* **Exercise objective**
Repeat exactly the lines between and including those that contain "What seaborn and" and "import pandas as pd". Output no other line.

* **Material for the task**
▬▬▬▬▬▬▬▬▬▬

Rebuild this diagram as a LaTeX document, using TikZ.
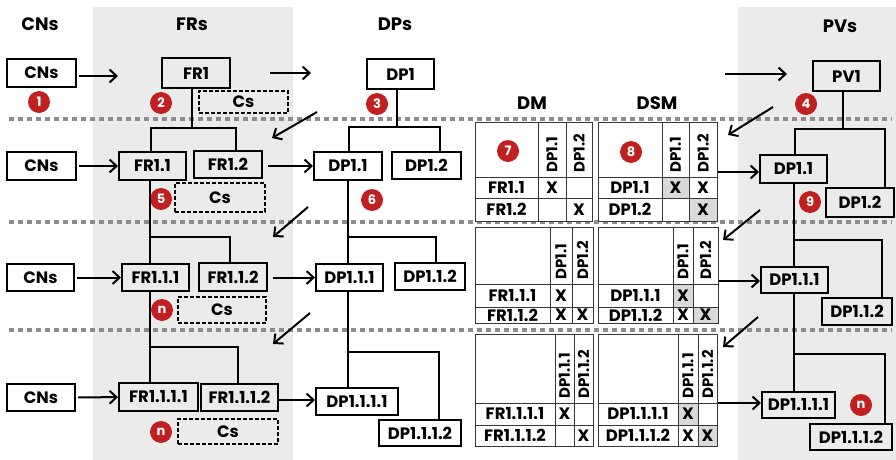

▬▬▬▬▬▬▬▬▬▬

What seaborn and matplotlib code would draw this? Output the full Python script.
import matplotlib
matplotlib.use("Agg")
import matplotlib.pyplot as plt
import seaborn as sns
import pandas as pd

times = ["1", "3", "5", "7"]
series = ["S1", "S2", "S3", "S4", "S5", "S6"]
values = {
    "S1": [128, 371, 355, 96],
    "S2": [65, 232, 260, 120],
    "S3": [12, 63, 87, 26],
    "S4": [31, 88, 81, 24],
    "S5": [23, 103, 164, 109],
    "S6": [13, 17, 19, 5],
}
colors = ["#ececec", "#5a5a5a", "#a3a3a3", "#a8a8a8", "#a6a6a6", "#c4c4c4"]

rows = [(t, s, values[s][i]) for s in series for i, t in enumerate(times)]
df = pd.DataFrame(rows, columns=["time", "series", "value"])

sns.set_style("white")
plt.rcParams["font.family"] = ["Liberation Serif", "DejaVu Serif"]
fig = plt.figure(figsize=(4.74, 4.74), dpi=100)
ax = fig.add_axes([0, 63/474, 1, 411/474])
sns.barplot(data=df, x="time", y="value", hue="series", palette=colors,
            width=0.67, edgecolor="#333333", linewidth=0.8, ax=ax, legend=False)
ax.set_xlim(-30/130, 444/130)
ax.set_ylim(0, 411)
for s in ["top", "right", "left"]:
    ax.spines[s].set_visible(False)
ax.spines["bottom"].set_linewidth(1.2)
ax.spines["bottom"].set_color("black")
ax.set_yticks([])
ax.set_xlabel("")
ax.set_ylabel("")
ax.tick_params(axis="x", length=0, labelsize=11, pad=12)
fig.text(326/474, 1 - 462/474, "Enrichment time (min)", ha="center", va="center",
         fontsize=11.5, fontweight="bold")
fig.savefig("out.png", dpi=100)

▬▬▬▬▬▬▬▬▬▬

* **The reply**
What seaborn and matplotlib code would draw this? Output the full Python script.
import matplotlib
matplotlib.use("Agg")
import matplotlib.pyplot as plt
import seaborn as sns
import pandas as pd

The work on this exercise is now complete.